The authors first review traditional texture synthesis approaches, distinguishing between procedural methods (e.g., reaction‑diffusion, cell‑division models) and sample‑based statistical methods (e.g., Markov Random Fields, wavelet‑based models, Efros‑Freeman quilting). They note that recent deep‑learning techniques, particularly those using Gram‑matrix representations of VGG‑based feature maps (Gatys et al., 2015), have achieved impressive style transfer results but still suffer from severe distortion when applied to complex scenes because they ignore region‑specific spatial information.

For semantic segmentation, the paper evaluates four state‑of‑the‑art models on the PASCAL VOC 2012 validation set: FCN‑8s (62.2 % mean IU), DeepLab (71.6 %), DeconvNet (72.5 %), and CRF‑RNN (74.7 %). The CRF‑RNN architecture, which couples a fully convolutional network (providing unary potentials) with a recurrent conditional random field (providing pairwise potentials), yields the highest accuracy and sharp boundary delineation.

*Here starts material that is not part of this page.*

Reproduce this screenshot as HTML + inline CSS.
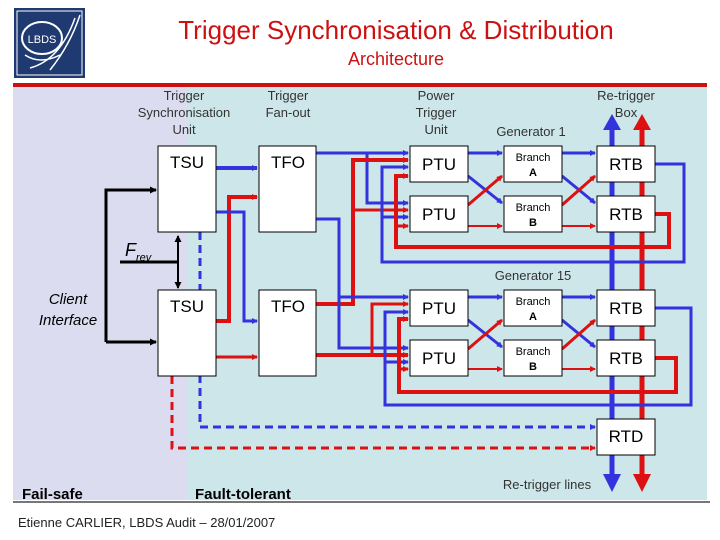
<!DOCTYPE html>
<html><head><meta charset="utf-8"><style>
html,body{margin:0;padding:0;background:#fff}
svg{display:block}
text{font-family:"Liberation Sans",sans-serif}
</style></head><body>
<svg width="720" height="540" viewBox="0 0 720 540" xmlns="http://www.w3.org/2000/svg">
<defs>
<marker id="ab" markerWidth="6" markerHeight="6" refX="5" refY="3" orient="auto" markerUnits="userSpaceOnUse"><path d="M0,0 L6,3 L0,6z" fill="#3333dd"/></marker>
<marker id="ar" markerWidth="6" markerHeight="6" refX="5" refY="3" orient="auto" markerUnits="userSpaceOnUse"><path d="M0,0 L6,3 L0,6z" fill="#dd1111"/></marker>
<marker id="ak" markerWidth="7" markerHeight="7" refX="6" refY="3.5" orient="auto" markerUnits="userSpaceOnUse"><path d="M0,0 L7,3.5 L0,7z" fill="#000"/></marker>
</defs>
<!-- backgrounds -->
<rect x="13" y="86" width="175" height="414" fill="#dcdcf0"/>
<rect x="188" y="86" width="519" height="414" fill="#cde6ea"/>
<line x1="13" y1="85" x2="707" y2="85" stroke="#cc1111" stroke-width="4"/>
<line x1="13" y1="502" x2="710" y2="502" stroke="#777" stroke-width="2"/>
<!-- logo -->
<rect x="14" y="8" width="71" height="70" fill="#1f3a70"/>
<rect x="17" y="11" width="65" height="64" fill="none" stroke="#fff" stroke-width="1"/>
<ellipse cx="42" cy="38" rx="20" ry="16" fill="none" stroke="#fff" stroke-width="2"/>
<path d="M30,68 Q60,60 75,18 M50,70 Q70,45 80,15 M25,55 Q40,65 60,55" fill="none" stroke="#fff" stroke-width="1.5"/>
<text x="42" y="43" font-size="11" fill="#fff" text-anchor="middle">LBDS</text>
<text x="396" y="39" font-size="26" fill="#cc1111" text-anchor="middle">Trigger Synchronisation &amp; Distribution</text>
<text x="396" y="65" font-size="18" fill="#cc1111" text-anchor="middle">Architecture</text>
<!-- column headers -->
<g font-size="13" fill="#333" text-anchor="middle">
<text x="184" y="100">Trigger</text><text x="184" y="117">Synchronisation</text><text x="184" y="134">Unit</text>
<text x="288" y="100">Trigger</text><text x="288" y="117">Fan-out</text>
<text x="436" y="100">Power</text><text x="436" y="117">Trigger</text><text x="436" y="134">Unit</text>
<text x="626" y="100">Re-trigger</text><text x="626" y="117">Box</text>
<text x="531" y="136">Generator 1</text>
<text x="533" y="280">Generator 15</text>
<text x="547" y="489">Re-trigger lines</text>
</g>
<!-- thick vertical re-trigger lines -->
<line x1="612" y1="128" x2="612" y2="476" stroke="#3333dd" stroke-width="5"/>
<path d="M603,130 L612,114 L621,130z" fill="#3333dd"/>
<path d="M603,474 L612,492 L621,474z" fill="#3333dd"/>
<line x1="642" y1="128" x2="642" y2="476" stroke="#dd1111" stroke-width="5"/>
<path d="M633,130 L642,114 L651,130z" fill="#dd1111"/>
<path d="M633,474 L642,492 L651,474z" fill="#dd1111"/>
<!-- wires -->
<g fill="none" stroke-width="3">
<!-- TSU/TFO -->
<path d="M216,168 H257" stroke="#3333dd" stroke-width="4" marker-end="url(#ab)"/>
<path d="M216,321 H229 V197 H257" stroke="#dd1111" stroke-width="4" marker-end="url(#ar)"/>
<path d="M216,212 H244 V321 H257" stroke="#3333dd" marker-end="url(#ab)"/>
<path d="M216,357 H257" stroke="#dd1111" marker-end="url(#ar)"/>
<path d="M200,232 V427 H595" stroke="#3333dd" stroke-dasharray="8,5" marker-end="url(#ab)"/>
<path d="M172,376 V448 H595" stroke="#dd1111" stroke-dasharray="8,5" marker-end="url(#ar)"/>
<!-- gen1 inputs -->
<path d="M316,153 H408" stroke="#3333dd" marker-end="url(#ab)"/>
<path d="M367,153 V203 H408" stroke="#3333dd" marker-end="url(#ab)"/>
<path d="M316,304 H353 V160 H408" stroke="#dd1111" stroke-width="4" marker-end="url(#ar)"/>
<path d="M353,210 H408" stroke="#dd1111" marker-end="url(#ar)"/>
<path d="M655,164 H684 V262 H382 V167 H408" stroke="#3333dd" marker-end="url(#ab)"/>
<path d="M382,217 H408" stroke="#3333dd" marker-end="url(#ab)"/>
<path d="M655,214 H669 V247 H396 V176 H408" stroke="#dd1111" stroke-width="4" marker-end="url(#ar)"/>
<path d="M396,226 H408" stroke="#dd1111" marker-end="url(#ar)"/>
<!-- gen1 middle -->
<path d="M468,153 H502" stroke="#3333dd" marker-end="url(#ab)"/>
<path d="M468,176 L502,203" stroke="#3333dd" marker-end="url(#ab)"/>
<path d="M468,205 L502,176" stroke="#dd1111" marker-end="url(#ar)"/>
<path d="M468,226 H502" stroke="#dd1111" stroke-width="2" marker-end="url(#ar)"/>
<path d="M562,153 H595" stroke="#3333dd" marker-end="url(#ab)"/>
<path d="M562,176 L595,203" stroke="#3333dd" marker-end="url(#ab)"/>
<path d="M562,205 L595,176" stroke="#dd1111" marker-end="url(#ar)"/>
<path d="M562,226 H595" stroke="#dd1111" stroke-width="2" marker-end="url(#ar)"/>
<!-- gen15 inputs -->
<path d="M316,219 H339 V297 H408" stroke="#3333dd" marker-end="url(#ab)"/>
<path d="M339,297 V348 H408" stroke="#3333dd" marker-end="url(#ab)"/>
<path d="M316,355 H408" stroke="#dd1111" stroke-width="4" marker-end="url(#ar)"/>
<path d="M372,355 V304 H408" stroke="#dd1111" marker-end="url(#ar)"/>
<path d="M655,308 H691 V405 H385 V312 H408" stroke="#3333dd" marker-end="url(#ab)"/>
<path d="M385,362 H408" stroke="#3333dd" marker-end="url(#ab)"/>
<path d="M655,358 H676 V392 H399 V319 H408" stroke="#dd1111" stroke-width="4" marker-end="url(#ar)"/>
<path d="M399,369 H408" stroke="#dd1111" marker-end="url(#ar)"/>
<!-- gen15 middle -->
<path d="M468,297 H502" stroke="#3333dd" marker-end="url(#ab)"/>
<path d="M468,320 L502,347" stroke="#3333dd" marker-end="url(#ab)"/>
<path d="M468,349 L502,320" stroke="#dd1111" marker-end="url(#ar)"/>
<path d="M468,369 H502" stroke="#dd1111" stroke-width="2" marker-end="url(#ar)"/>
<path d="M562,297 H595" stroke="#3333dd" marker-end="url(#ab)"/>
<path d="M562,320 L595,347" stroke="#3333dd" marker-end="url(#ab)"/>
<path d="M562,349 L595,320" stroke="#dd1111" marker-end="url(#ar)"/>
<path d="M562,369 H595" stroke="#dd1111" stroke-width="2" marker-end="url(#ar)"/>
<!-- black -->
<path d="M106,342 V190 H156" stroke="#000" marker-end="url(#ak)"/>
<path d="M106,342 H156" stroke="#000" marker-end="url(#ak)"/>
<path d="M120,262 H178" stroke="#000"/>
<path d="M178,262 V236" stroke="#000" stroke-width="2" marker-end="url(#ak)"/>
<path d="M178,262 V288" stroke="#000" stroke-width="2" marker-end="url(#ak)"/>
</g>
<!-- boxes -->
<g fill="#fff" stroke="#000" stroke-width="1">
<rect x="158" y="146" width="58" height="86"/><rect x="259" y="146" width="57" height="86"/>
<rect x="158" y="290" width="58" height="86"/><rect x="259" y="290" width="57" height="86"/>
<rect x="410" y="146" width="58" height="36"/><rect x="410" y="196" width="58" height="36"/>
<rect x="504" y="146" width="58" height="36"/><rect x="504" y="196" width="58" height="36"/>
<rect x="597" y="146" width="58" height="36"/><rect x="597" y="196" width="58" height="36"/>
<rect x="410" y="290" width="58" height="36"/><rect x="410" y="340" width="58" height="36"/>
<rect x="504" y="290" width="58" height="36"/><rect x="504" y="340" width="58" height="36"/>
<rect x="597" y="290" width="58" height="36"/><rect x="597" y="340" width="58" height="36"/>
<rect x="597" y="419" width="58" height="36"/>
</g>
<g font-size="17" fill="#000" text-anchor="middle">
<text x="187" y="168">TSU</text><text x="288" y="168">TFO</text>
<text x="187" y="312">TSU</text><text x="288" y="312">TFO</text>
<text x="439" y="170">PTU</text><text x="439" y="220">PTU</text>
<text x="626" y="170">RTB</text><text x="626" y="220">RTB</text>
<text x="439" y="314">PTU</text><text x="439" y="364">PTU</text>
<text x="626" y="314">RTB</text><text x="626" y="364">RTB</text>
<text x="626" y="442">RTD</text>
</g>
<g font-size="11" fill="#000" text-anchor="middle">
<text x="533" y="161">Branch</text><text x="533" y="176" font-weight="bold">A</text>
<text x="533" y="211">Branch</text><text x="533" y="226" font-weight="bold">B</text>
<text x="533" y="305">Branch</text><text x="533" y="320" font-weight="bold">A</text>
<text x="533" y="355">Branch</text><text x="533" y="370" font-weight="bold">B</text>
</g>
<text x="125" y="256" font-size="18" font-style="italic">F<tspan font-size="11" dy="5">rev</tspan></text>
<text x="68" y="304" font-size="15" font-style="italic" text-anchor="middle">Client</text>
<text x="68" y="325" font-size="15" font-style="italic" text-anchor="middle">Interface</text>
<text x="22" y="499" font-size="15" font-weight="bold">Fail-safe</text>
<text x="195" y="499" font-size="15" font-weight="bold">Fault-tolerant</text>
<text x="18" y="527" font-size="13" fill="#222">Etienne CARLIER, LBDS Audit – 28/01/2007</text>
</svg>
</body></html>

Consequently, the authors adopt CRF‑RNN as their segmentation engine.

The proposed pipeline proceeds as follows:

1. Segmentation – The input image is processed by the CRF‑RNN model, producing a pixel‑wise label map that separates foreground entities (people, animals, etc.) from background.
2. Region Extraction – Foreground and background are extracted as separate images.
3. Feature Extraction – Each region is fed through a VGG‑19 network. For each convolutional layer (l), the activations are reshaped into a matrix (F^l). The Gram matrix (G^l = F^l (F^l)^T) captures the pairwise correlations of feature maps, discarding explicit spatial layout while preserving texture statistics.
4. Texture Synthesis – Instead of initializing with white noise, the authors initialize the optimization with the original region image to preserve coarse structure. Using gradient descent, they minimize a loss that is the weighted sum of squared differences between the Gram matrices of the target style image and the generated image across selected layers. The gradient of this loss with respect to the pixel values is computed via standard back‑propagation.

The authors conduct experiments using a Picasso painting as the style source. When the entire image is stylized without segmentation, fine details of the foreground objects are heavily blurred, and the overall composition suffers from spatial inconsistency. By contrast, applying the style separately to the foreground and background preserves object contours and yields a more faithful artistic rendition. The paper also compares network architectures for style transfer, concluding that VGG‑19 outperforms AlexNet and GoogLeNet because its uniform 3 × 3 kernels retain more fine‑grained information.

In the conclusion, the authors claim three primary contributions: (1) introducing semantic segmentation as a pre‑processing step to reduce spatial distortion in CNN‑based texture synthesis; (2) demonstrating that CRF‑RNN segmentation improves boundary preservation during style transfer; and (3) validating that VGG‑19’s deeper, finer‑scale feature hierarchy yields superior texture fidelity. They acknowledge current limitations, such as the modest size of experimental datasets and the absence of an automated texture‑matching database. Future work is outlined to include building a large, annotated texture repository, developing intelligent matching algorithms, and integrating the entire pipeline into a real‑time AI‑driven painting system.